Evidence Supporting the Plaintiffs
The court reviewed the evidence presented by the plaintiffs, which included checks and tax payments made over several years, to establish their financial interest in the property. The plaintiffs provided records of 73 monthly payments of $50, totaling $3,650, which correlated with the timeline of their alleged ownership interest in the property. Additionally, tax statements addressed to the plaintiffs further indicated their responsibility for the property, as they had paid taxes on it for several years. The evidence suggested that Catherina had used the plaintiffs' funds to facilitate her own financial dealings, including the purchase and subsequent sale of the property. The court noted that while the defendants denied the existence of a formal contract, the cumulative evidence presented created a strong inference of the plaintiffs’ rights and interests in the property. The court emphasized that the plaintiffs' contributions and the nature of their dealings with Catherina substantiated their claims for restitution.
Rejection of the Laches Defense
The defendants raised the affirmative defense of laches, arguing that the plaintiffs had unreasonably delayed in bringing their claims. However, the court found that the plaintiffs had acted within a reasonable timeframe given the circumstances. The plaintiffs had made continuous attempts to recover their funds from Catherina before filing the lawsuit, which indicated their diligence in pursuing the matter. The court noted that the plaintiffs were initially led to believe that their financial interests would be honored, as Catherina had repeatedly assured them that everything would work out. Since the issue had been a longstanding family matter, the court concluded that any delay in legal action did not result in prejudice to the defendants, particularly given that Catherina was unable to testify at trial. The court ruled that the defendants bore the burden to prove laches, which they failed to do, thus rejecting this defense.
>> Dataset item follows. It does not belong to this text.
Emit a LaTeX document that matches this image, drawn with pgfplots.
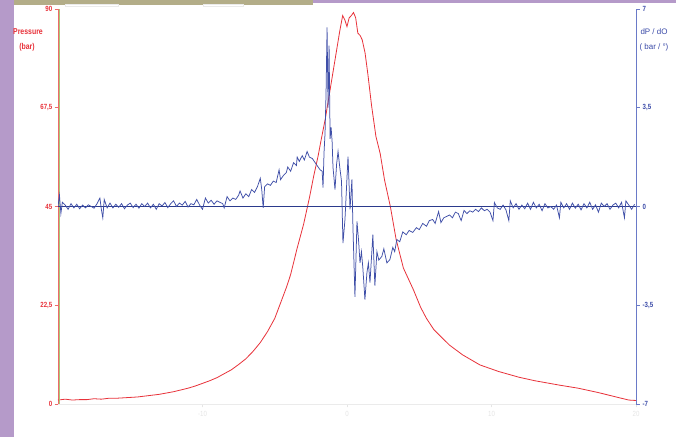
\documentclass[border=0pt]{standalone}
\usepackage{pgfplots}
\pgfplotsset{compat=1.18}
\usepackage{fontspec}
\setmainfont{Liberation Sans}
\newfontfamily\narrowfont[FakeStretch=0.82]{Liberation Sans}
\definecolor{pred}{HTML}{E8323A}
\definecolor{pblue}{HTML}{3F4FA8}
\definecolor{raxis}{HTML}{6A7AC8}
\definecolor{rlab}{HTML}{3A4AA8}
\definecolor{navy}{HTML}{2B3A8C}
\definecolor{purp}{HTML}{B59AC9}
\definecolor{khaki}{HTML}{B3AD88}
\definecolor{lgreen}{HTML}{A9C97A}
\definecolor{laxis}{HTML}{EE6A6A}

\pgfplotstableread{
x y
-20 0.9
-19.5 1.1
-19 0.9
-18.5 1.0
-18 1.0
-17.5 1.2
-17 1.1
-16.5 1.3
-16 1.3
-15.5 1.4
-15 1.5
-14.5 1.6
-14 1.8
-13.5 2.0
-13 2.2
-12.5 2.5
-12 2.8
-11.5 3.2
-11 3.6
-10.5 4.1
-10 4.7
-9.5 5.3
-9 6.0
-8.5 6.9
-8 7.8
-7.5 9.0
-7 10.3
-6.5 12
-6 14
-5.5 16.5
-5 19.5
-4.6 23
-4.2 26.5
-3.9 29.5
-3.45 35.5
-3.0 41
-2.6 47
-2.3 52
-2.0 56.5
-1.8 60
-1.5 65
-1.2 71
-0.9 77
-0.7 81
-0.5 85
-0.3 88.5
-0.15 87.5
0.0 86
0.15 88
0.3 88.5
0.45 89.2
0.6 88
0.75 84.5
0.9 84
1.05 83
1.25 80
1.45 75
1.7 68
2.0 61
2.3 57
2.6 51
3.0 45
3.4 37.5
3.9 31
4.6 26
5.1 22
5.5 19.5
6.0 17
6.6 15
7.1 13.4
8 11.2
9.2 8.9
10.5 7.4
11.9 6.1
13 5.3
14.7 4.3
16 3.6
17.4 2.6
18.5 1.7
19.5 0.9
20 0.8
}\pressure

\pgfplotstableread{
x y
-20.0 0.0
-19.9 0.4
-19.8 -0.25
-19.7 0.15
-19.5 0.05
-19.3 -0.1
-19.1 0.1
-18.9 -0.05
-18.7 0.08
-18.5 -0.08
-18.3 0.05
-18.1 -0.05
-17.9 0.06
-17.7 0.0
-17.5 -0.06
-17.3 0.1
-17.1 0.3
-17.0 -0.1
-16.9 -0.4
-16.8 0.25
-16.6 -0.05
-16.4 0.12
-16.2 -0.05
-16.0 0.08
-15.8 -0.03
-15.6 0.1
-15.4 -0.08
-15.2 0.05
-15.0 0.12
-14.8 -0.04
-14.6 0.08
-14.4 -0.06
-14.2 0.1
-14.0 0.0
-13.8 0.12
-13.6 -0.05
-13.4 0.08
-13.2 -0.1
-13.0 0.1
-12.8 0.02
-12.6 0.14
-12.4 -0.04
-12.2 0.1
-12.0 0.2
-11.8 0.0
-11.6 0.12
-11.4 0.05
-11.2 0.18
-11.0 -0.02
-10.8 0.1
-10.6 0.06
-10.4 0.25
-10.2 0.05
-10.0 -0.1
-9.8 0.3
-9.6 0.12
-9.4 0.22
-9.2 0.08
-9.0 0.2
-8.8 0.15
-8.6 0.1
-8.5 -0.05
-8.3 0.35
-8.1 0.2
-7.9 0.3
-7.7 0.25
-7.5 0.4
-7.4 0.55
-7.2 0.3
-7.0 0.45
-6.8 0.35
-6.6 0.6
-6.4 0.5
-6.2 0.7
-6.0 1.0
-5.9 0.6
-5.8 -0.05
-5.7 0.7
-5.5 0.8
-5.3 0.75
-5.1 0.9
-4.9 0.85
-4.7 1.3
-4.6 0.95
-4.4 1.1
-4.2 1.2
-4.1 1.4
-3.9 1.25
-3.7 1.55
-3.5 1.45
-3.45 1.75
-3.3 1.6
-3.1 1.8
-2.95 1.65
-2.76 1.95
-2.6 1.75
-2.4 1.7
-2.2 1.55
-2.0 1.4
-1.86 1.3
-1.72 1.25
-1.66 0.67
-1.59 1.9
-1.52 2.6
-1.45 4.0
-1.38 6.35
-1.31 3.5
-1.24 5.7
-1.17 2.4
-1.1 2.8
-1.03 2.3
-0.97 1.4
-0.83 0.6
-0.72 1.5
-0.62 1.95
-0.48 1.3
-0.38 0.9
-0.28 -1.3
-0.14 -0.46
0.07 1.77
0.21 -0.1
0.34 0.96
0.41 -0.7
0.55 -3.2
0.69 -0.53
0.8 -1.2
0.9 -2.0
1.0 -1.6
1.1 -2.2
1.24 -3.3
1.38 -2.34
1.48 -2.0
1.59 -2.7
1.79 -1.0
1.93 -2.8
2.07 -1.6
2.2 -1.9
2.41 -1.77
2.55 -1.5
2.76 -2.0
2.97 -1.88
3.17 -1.45
3.3 -1.6
3.45 -1.17
3.65 -1.25
3.86 -0.9
4.1 -1.0
4.3 -0.85
4.55 -0.92
4.8 -0.75
5.0 -0.82
5.24 -0.6
5.5 -0.7
5.7 -0.5
5.93 -0.46
6.1 -0.6
6.34 -0.18
6.5 -0.57
6.7 -0.4
6.9 -0.35
7.1 -0.3
7.3 -0.4
7.5 -0.2
7.7 -0.25
7.9 -0.5
8.1 -0.14
8.3 -0.25
8.5 -0.15
8.7 -0.2
8.9 -0.1
9.1 -0.18
9.3 -0.05
9.5 -0.15
9.7 -0.1
9.9 -0.2
10.1 -0.5
10.2 0.14
10.4 -0.05
10.6 -0.1
10.8 0.05
11.0 -0.12
11.2 -0.5
11.3 0.2
11.5 -0.05
11.7 0.1
11.9 -0.1
12.1 0.05
12.3 -0.08
12.5 0.12
12.7 -0.1
12.9 0.15
13.1 -0.05
13.3 0.08
13.5 -0.15
13.7 0.1
13.9 -0.05
14.1 0.0
14.3 -0.1
14.5 0.05
14.7 -0.4
14.8 0.15
15.0 -0.05
15.2 0.1
15.4 -0.1
15.6 0.12
15.8 -0.06
16.0 0.08
16.2 -0.12
16.4 0.1
16.6 -0.05
16.8 0.15
17.0 -0.1
17.2 0.06
17.4 -0.2
17.6 0.12
17.8 0.0
18.0 0.1
18.2 -0.1
18.4 0.05
18.6 0.12
18.8 -0.05
19.0 0.15
19.2 -0.4
19.3 0.2
19.5 0.05
19.7 -0.1
19.9 0.08
}\dpdo

\begin{document}
\begin{tikzpicture}
\fill[white] (0bp,0bp) rectangle (676bp,437bp);
\fill[khaki] (0bp,432bp) rectangle (313bp,437bp);
\draw[black!8] (65bp,431bp) rectangle (118bp,433bp);
\draw[black!8] (203bp,431bp) rectangle (243bp,433bp);
\fill[purp] (313bp,433.5bp) rectangle (676bp,437bp);
\fill[purp] (0bp,0bp) rectangle (13.5bp,437bp);

\begin{axis}[
  at={(58bp,33bp)}, anchor=south west,
  scale only axis, width=578bp, height=395bp,
  xmin=-20, xmax=20, ymin=0, ymax=90,
  axis y line*=left, axis x line*=bottom,
  x axis line style={-, draw=black!8},
  y axis line style={-, draw=laxis, line width=0.9bp},
  tick align=outside,
  major tick length=3.5bp,
  xtick={-10,0,10,20},
  xticklabels={-10,0,10,20},
  xtick style={draw=black!10},
  xticklabel style={text=black!10, font=\narrowfont\fontsize{7.5}{8}\selectfont},
  ytick={0,22.5,45,67.5,90},
  yticklabels={0,{22,5},45,{67,5},90},
  ytick style={draw=laxis, line width=0.7bp},
  yticklabel style={text=pred, font=\narrowfont\bfseries\fontsize{7.5}{8}\selectfont, inner xsep=2bp},
  clip=false,
]
\addplot[pred, line width=0.8bp] table[x=x,y=y] {\pressure};
\draw[lgreen, line width=1bp] ([xshift=1.5bp]rel axis cs:0,0) -- ([xshift=1.5bp]rel axis cs:0,1);
\end{axis}

\begin{axis}[
  at={(58bp,33bp)}, anchor=south west,
  scale only axis, width=578bp, height=395bp,
  xmin=-20, xmax=20, ymin=-7, ymax=7,
  axis y line*=right, axis x line=none,
  y axis line style={-, draw=raxis, line width=0.9bp},
  tick align=outside,
  major tick length=3.5bp,
  ytick={-7,-3.5,0,3.5,7},
  yticklabels={-7,{-3,5},0,{3,5},7},
  ytick style={draw=raxis, line width=0.7bp},
  yticklabel style={text=rlab, font=\narrowfont\bfseries\fontsize{7.5}{8}\selectfont, inner xsep=3bp},
]
\addplot[navy, line width=0.7bp] coordinates {(-20,0) (20,0)};
\addplot[pblue, line width=0.75bp] table[x=x,y=y] {\dpdo};
\end{axis}

\node[text=pred, font=\narrowfont\bfseries\fontsize{8.5}{9}\selectfont] at (28bp,405bp) {Pressure};
\node[text=pred, font=\narrowfont\bfseries\fontsize{8.5}{9}\selectfont] at (27bp,390bp) {(bar)};
\node[text=rlab, anchor=west, font=\fontsize{8}{9}\selectfont] at (637bp,405bp) {dP / dO};
\node[text=rlab, anchor=west, font=\fontsize{8}{9}\selectfont] at (636bp,390bp) {( bar / °)};
\end{tikzpicture}
\end{document}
Final Judgment and Trust Imposition
Ultimately, the court reversed the trial court's dismissal of the plaintiffs' complaint and ordered that a constructive trust be imposed on the remaining sale proceeds from the property. The court instructed that the defendants must account for the funds derived from the sale, after considering previous payments made to the plaintiffs. The court also emphasized that the plaintiffs were entitled to interest on the deferred balances at the statutory rate. By tracing the funds back to the defendants, the court aimed to ensure that the plaintiffs received what they rightfully deserved from the transaction. This ruling reinforced the legal principle that equity requires that no one should benefit from a wrongful act, particularly in the context of familial trust and financial dealings. The court’s decision highlighted the importance of upholding fiduciary duties and protecting the rights of individuals in confidential relationships.